Conclusion on Mineral Rights
Ultimately, the court concluded that the mineral rights held by Trinity Royalty Company were extinguished due to the lack of activity for over ten years. It affirmed that the trial court had erred in its ruling regarding the interruption of prescription based on the production of gas from the western half of the section. The court ordered that the instruments affecting the eastern half of the property be canceled from the conveyance records, reinforcing the plaintiff's ownership rights over that portion. The judgment in the case involving G.G. Nesbitt was affirmed, maintaining his rights as delineated in the original lease agreements. The court's decision clarified the importance of clear language and intent in lease contracts concerning mineral rights and prescription, establishing a precedent for similar future cases.

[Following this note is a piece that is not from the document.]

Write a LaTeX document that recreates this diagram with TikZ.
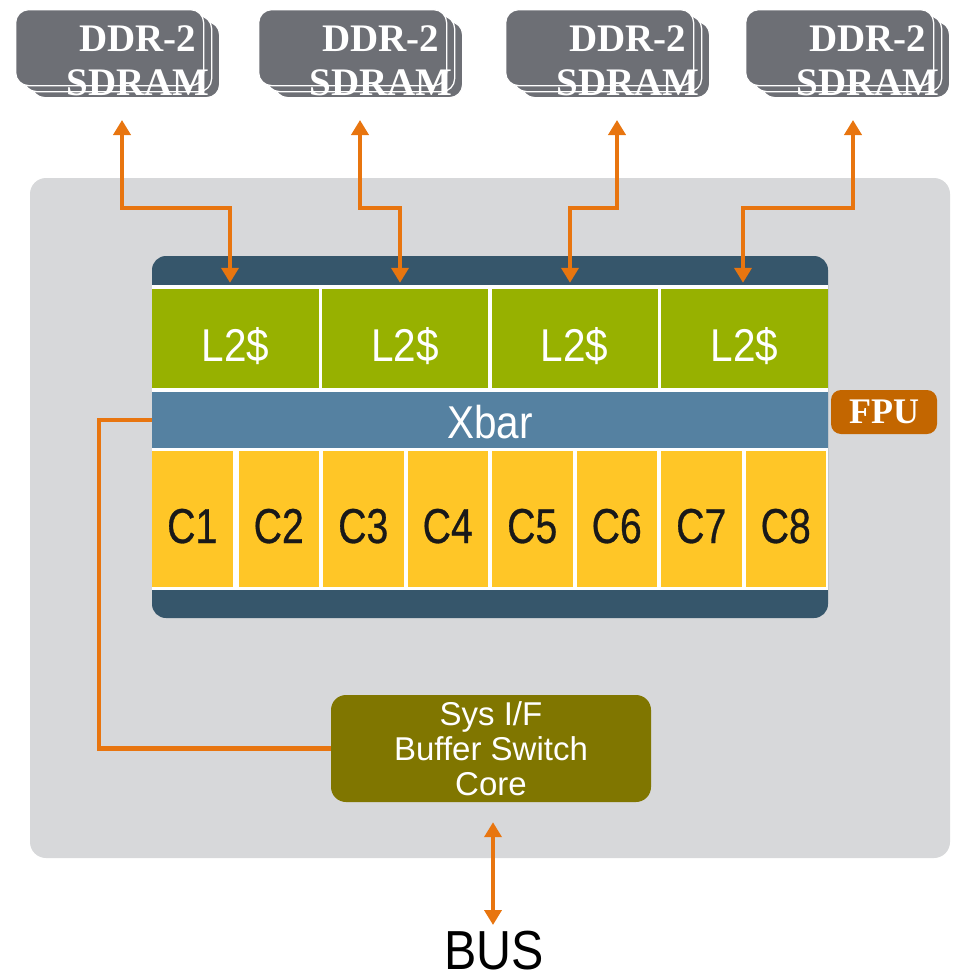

Overall Implications of the Ruling
The ruling in this case had significant implications for property and mineral rights law in Louisiana, particularly regarding the interplay between lease agreements and prescription periods. By emphasizing the need for clear intent to interrupt prescription, the decision provided guidance for landowners and mineral rights holders in drafting their agreements. It reinforced the principle that joint leases must explicitly state their purpose in terms of prescription interruption if they are to protect against the loss of rights. Additionally, it highlighted the necessity for ongoing activity or acknowledgment of rights to prevent the extinguishment of mineral servitudes. The court's analysis and conclusions served to clarify the legal landscape surrounding mineral rights, ensuring that similar disputes would be approached with a clearer understanding of the requirements for maintaining such rights in the face of nonuse.